Where to even begin? I will start shoveling pictures up here as soon as possible. In the last weeks, we’ve had Drew’s marathon (he placed 40 something in his age group, and ran just under an 8 minute mile the whole time–really awesome!) we’ve had many inches of rain, been to some horse races, saw the Cubs loose to the Nationals, and started gearing up for our coming trip to Louisiana for Drew’s 10th High School reunion.

Around the house we are watching the sun every day to choose our best spot for a garden–we are lucky to have a number of HUGE maple trees surrounding our house, which are ideal for cooling off after work, but a little tricky when it comes to growing our modest garden. Drew has a couple of weeks between sessions, so he’s pulling his tools out and taking some time to be able to stop thinking about patients and do some work on and around the house, which makes both of us happy!

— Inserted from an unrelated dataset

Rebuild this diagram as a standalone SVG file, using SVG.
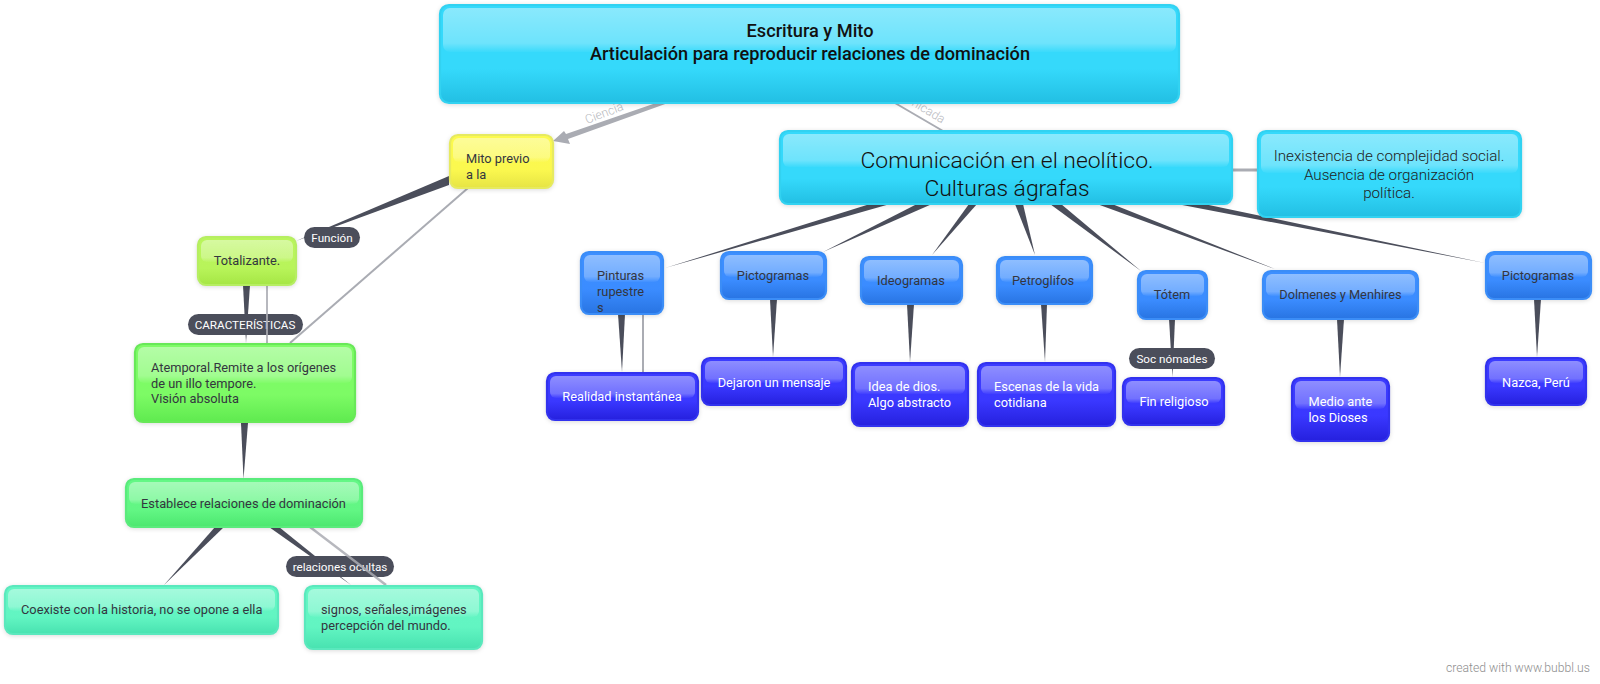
<svg xmlns="http://www.w3.org/2000/svg" width="1600" height="684" viewBox="0 0 1600 684">
<style>
text{font-family:Roboto,"Liberation Sans",sans-serif;font-size:12.8px;fill:#34363f}
.body{stroke-width:2.2;filter:drop-shadow(0 1px 2px rgba(0,0,0,.14))}
.gloss{fill:url(#gloss)}
.c{text-anchor:middle}
.w{fill:#fff}
.d{fill:#4b4e5b}
.g{fill:none;stroke:#aaacb3;stroke-width:2}
.pill{fill:#4b4e5b}
.pt{fill:#fff;font-size:11.7px;text-anchor:middle}
.cy{fill:url(#cy);stroke:#32d2f1}
.bl{fill:url(#bl);stroke:#3b8df7}
.db{fill:url(#db);stroke:#3232ee}
.ye{fill:url(#ye);stroke:#e6ea60}
.yg{fill:url(#yg);stroke:#b6ee62}
.gr{fill:url(#gr);stroke:#68e858}
.g2{fill:url(#g2);stroke:#5aeb7c}
.mi{fill:url(#mi);stroke:#5ae8bd}
.lab{fill:#b9bac0;font-size:12.4px;font-weight:300}
.h1{font-size:18.2px;font-weight:500;fill:#111}
.h2{font-size:22.9px;font-weight:300;fill:#111}
.h3{font-size:15.2px;font-weight:300;fill:#222}
</style>
<defs>
<linearGradient id="gloss" x1="0" y1="0" x2="0" y2="1"><stop offset="0" stop-color="#fff" stop-opacity=".42"/><stop offset=".8" stop-color="#fff" stop-opacity=".28"/><stop offset="1" stop-color="#fff" stop-opacity=".03"/></linearGradient>
<linearGradient id="cy" x1="0" y1="0" x2="0" y2="1"><stop offset="0" stop-color="#35d9fb"/><stop offset=".65" stop-color="#35d9fb"/><stop offset="1" stop-color="#22bfe3"/></linearGradient>
<linearGradient id="bl" x1="0" y1="0" x2="0" y2="1"><stop offset="0" stop-color="#3d8fff"/><stop offset=".6" stop-color="#3b8cff"/><stop offset="1" stop-color="#2874e2"/></linearGradient>
<linearGradient id="db" x1="0" y1="0" x2="0" y2="1"><stop offset="0" stop-color="#3c3cff"/><stop offset=".6" stop-color="#3a38ff"/><stop offset="1" stop-color="#2520de"/></linearGradient>
<linearGradient id="ye" x1="0" y1="0" x2="0" y2="1"><stop offset="0" stop-color="#fcfa4e"/><stop offset=".65" stop-color="#fbf84f"/><stop offset="1" stop-color="#e6e444"/></linearGradient>
<linearGradient id="yg" x1="0" y1="0" x2="0" y2="1"><stop offset="0" stop-color="#b9f55c"/><stop offset=".65" stop-color="#b8f45a"/><stop offset="1" stop-color="#a5e644"/></linearGradient>
<linearGradient id="gr" x1="0" y1="0" x2="0" y2="1"><stop offset="0" stop-color="#7efb67"/><stop offset=".65" stop-color="#7dfb65"/><stop offset="1" stop-color="#5fea4f"/></linearGradient>
<linearGradient id="g2" x1="0" y1="0" x2="0" y2="1"><stop offset="0" stop-color="#64f786"/><stop offset=".65" stop-color="#62f684"/><stop offset="1" stop-color="#4ce76f"/></linearGradient>
<linearGradient id="mi" x1="0" y1="0" x2="0" y2="1"><stop offset="0" stop-color="#64f6c4"/><stop offset=".65" stop-color="#62f5c2"/><stop offset="1" stop-color="#48e2b0"/></linearGradient>
</defs>
<rect width="1600" height="684" fill="#fff"/>

<g id="connectors">
<polygon class="d" points="449,176 449,185 296,241"/>
<polygon class="d" points="243,285 250,285 246,343"/>
<polygon class="d" points="241,423 248,423 243.5,479"/>
<polygon class="d" points="215,527 224,527 164,585"/>
<polygon class="d" points="269,527 279,527 351,585"/>
<polygon class="d" points="870,204 890,204 665,268"/>
<polygon class="d" points="917,204 932,204 823,252"/>
<polygon class="d" points="969,204 977,204 932,255"/>
<polygon class="d" points="1015,204 1023,204 1035,255"/>
<polygon class="d" points="1050,204 1061,204 1141,271"/>
<polygon class="d" points="1097,204 1112,204 1275,269"/>
<polygon class="d" points="1177,204 1204,204 1485,263"/>
<polygon class="d" points="618,314 625,314 622,372"/>
<polygon class="d" points="770,299 777,299 773,357"/>
<polygon class="d" points="907,304 914,304 910,362"/>
<polygon class="d" points="1041,304 1047,304 1045,362"/>
<polygon class="d" points="1169,319 1175,319 1172.5,377"/>
<polygon class="d" points="1337,319 1344,319 1340,377"/>
<polygon class="d" points="1534,299 1541,299 1537,357"/>
<line class="g" x1="468" y1="188" x2="290" y2="343"/>
<line class="g" x1="895" y1="103" x2="943" y2="131"/>
<line class="g" x1="1232" y1="170" x2="1257" y2="170" style="stroke-width:3"/>
<line class="g" x1="643" y1="314" x2="643" y2="372"/>
<polygon fill="#aaacb3" points="656,103 668,103 568,139 570,144 553,141 564,131 566,134"/>
<text class="lab" transform="translate(587,124) rotate(-21)">Ciencia</text>
<text class="lab" transform="translate(911,105) rotate(31)">nicada</text>
<rect class="pill" x="304" y="227" width="56" height="21" rx="10.5"/>
<text class="pt" x="332" y="241.500">Función</text>
<rect class="pill" x="188" y="314" width="115" height="21" rx="10.5"/>
<text class="pt" x="245" y="328.500">CARACTERÍSTICAS</text>
<rect class="pill" x="286" y="556" width="108" height="21" rx="10.5"/>
<text class="pt" x="340" y="570.500">relaciones ocultas</text>
<rect class="pill" x="1129" y="348" width="86" height="21" rx="10.5"/>
<text class="pt" x="1172" y="362.500">Soc nómades</text>
<line class="g" x1="267" y1="285" x2="267" y2="343" opacity=".85"/>
<line class="g" x1="310" y1="527" x2="386" y2="585" style="stroke-width:2.4" opacity=".85"/>
</g>

<g id="top"><rect class="body cy" x="440" y="5" width="739" height="98" rx="9"/><rect class="gloss" x="443" y="8" width="733" height="44" rx="7"/><text class="c h1" x="810" y="37">Escritura y Mito</text><text class="c h1" x="810" y="60">Articulación para reproducir relaciones de dominación</text></g>
<g id="mito"><rect class="body ye" x="450" y="135" width="103" height="53" rx="8"/><rect class="gloss" x="453" y="138" width="97" height="24" rx="6"/><text x="466" y="163">Mito previo</text><text x="466" y="179">a la</text></g>
<g id="comunicacion"><rect class="body cy" x="780" y="131" width="452" height="73" rx="8"/><rect class="gloss" x="783" y="134" width="446" height="33" rx="6"/><text class="c h2" x="1007" y="168">Comunicación en el neolítico.</text><text class="c h2" x="1007" y="196">Culturas ágrafas</text></g>
<g id="inexistencia"><rect class="body cy" x="1258" y="131" width="263" height="86" rx="8"/><rect class="gloss" x="1261" y="134" width="257" height="39" rx="6"/><text class="c h3" x="1389" y="161">Inexistencia de complejidad social.</text><text class="c h3" x="1389" y="180">Ausencia de organización</text><text class="c h3" x="1389" y="198">política.</text></g>
<g id="totalizante"><rect class="body yg" x="198" y="237" width="98" height="48" rx="8"/><rect class="gloss" x="201" y="240" width="92" height="22" rx="6"/><text class="c" x="247" y="265">Totalizante.</text></g>
<g id="atemporal"><rect class="body gr" x="135" y="344" width="220" height="78" rx="8"/><rect class="gloss" x="138" y="347" width="214" height="36" rx="6"/><text x="151" y="372">Atemporal.Remite a los orígenes</text><text x="151" y="388">de un illo tempore.</text><text x="151" y="403">Visión absoluta</text></g>
<g id="establece"><rect class="body g2" x="126" y="479" width="236" height="48" rx="8"/><rect class="gloss" x="129" y="482" width="230" height="22" rx="6"/><text class="c" x="243.500" y="508">Establece relaciones de dominación</text></g>
<g id="coexiste"><rect class="body mi" x="5" y="586" width="273" height="48" rx="8"/><rect class="gloss" x="8" y="589" width="267" height="22" rx="6"/><text x="21" y="614">Coexiste con la historia, no se opone a ella</text></g>
<g id="signos"><rect class="body mi" x="305" y="586" width="177" height="63" rx="8"/><rect class="gloss" x="308" y="589" width="171" height="28" rx="6"/><text x="321" y="614">signos, señales,imágenes</text><text x="321" y="630">percepción del mundo.</text></g>
<g id="pinturas"><rect class="body bl" x="581" y="252" width="82" height="62" rx="8"/><rect class="gloss" x="584" y="255" width="76" height="27" rx="6"/><text x="597" y="280">Pinturas</text><text x="597" y="296">rupestre</text><text x="597" y="312">s</text></g>
<g id="pictogramas1"><rect class="body bl" x="721" y="252" width="105" height="47" rx="8"/><rect class="gloss" x="724" y="255" width="99" height="22" rx="6"/><text class="c" x="773" y="280">Pictogramas</text></g>
<g id="ideogramas"><rect class="body bl" x="861" y="257" width="101" height="47" rx="8"/><rect class="gloss" x="864" y="260" width="95" height="22" rx="6"/><text class="c" x="911" y="285">Ideogramas</text></g>
<g id="petroglifos"><rect class="body bl" x="997" y="257" width="95" height="47" rx="8"/><rect class="gloss" x="1000" y="260" width="89" height="22" rx="6"/><text class="c" x="1043" y="285">Petroglifos</text></g>
<g id="totem"><rect class="body bl" x="1138" y="271" width="69" height="48" rx="8"/><rect class="gloss" x="1141" y="274" width="63" height="22" rx="6"/><text class="c" x="1172" y="299">Tótem</text></g>
<g id="dolmenes"><rect class="body bl" x="1263" y="271" width="155" height="48" rx="8"/><rect class="gloss" x="1266" y="274" width="149" height="22" rx="6"/><text class="c" x="1340.500" y="299">Dolmenes y Menhires</text></g>
<g id="pictogramas2"><rect class="body bl" x="1486" y="252" width="105" height="47" rx="8"/><rect class="gloss" x="1489" y="255" width="99" height="22" rx="6"/><text class="c" x="1538" y="280">Pictogramas</text></g>
<g id="realidad"><rect class="body db" x="547" y="373" width="151" height="47" rx="8"/><rect class="gloss" x="550" y="376" width="145" height="22" rx="6"/><text class="c w" x="622" y="401">Realidad instantánea</text></g>
<g id="dejaron"><rect class="body db" x="702" y="358" width="144" height="47" rx="8"/><rect class="gloss" x="705" y="361" width="138" height="22" rx="6"/><text class="c w" x="774" y="387">Dejaron un mensaje</text></g>
<g id="idea"><rect class="body db" x="852" y="363" width="116" height="63" rx="8"/><rect class="gloss" x="855" y="366" width="110" height="28" rx="6"/><text class="w" x="868" y="391">Idea de dios.</text><text class="w" x="868" y="407">Algo abstracto</text></g>
<g id="escenas"><rect class="body db" x="978" y="363" width="137" height="63" rx="8"/><rect class="gloss" x="981" y="366" width="131" height="28" rx="6"/><text class="w" x="994" y="391">Escenas de la vida</text><text class="w" x="994" y="407">cotidiana</text></g>
<g id="fin"><rect class="body db" x="1123" y="378" width="101" height="47" rx="8"/><rect class="gloss" x="1126" y="381" width="95" height="22" rx="6"/><text class="c w" x="1174" y="406">Fin religioso</text></g>
<g id="medio"><rect class="body db" x="1292" y="378" width="97" height="63" rx="8"/><rect class="gloss" x="1295" y="381" width="91" height="28" rx="6"/><text class="w" x="1308.500" y="406">Medio ante</text><text class="w" x="1308.500" y="422">los Dioses</text></g>
<g id="nazca"><rect class="body db" x="1486" y="358" width="100" height="47" rx="8"/><rect class="gloss" x="1489" y="361" width="94" height="22" rx="6"/><text class="c w" x="1536" y="387">Nazca, Perú</text></g>
<text x="1446" y="672" style="font-size:12.2px;fill:#8e8e8e;font-weight:300">created with www.bubbl.us</text>
</svg>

My brother Drew and his wife and son are coming for a visit this weekend (yeah!!!) so I will finally be able to see baby Jack teetering around on his on two legs walking here and there. Drew and I take our Aunt and Uncle rolls very seriously (lots of laughing, running around and ridiculous faces and noises, it’s all very humbling) so I am truly just as excited to see baby Jack as I am to see the rest of the family.

So that’s the news in brief–let’s see if this makes it online, and as I said, I’ll have pictures up as soon as possible, thanks for bearing with me!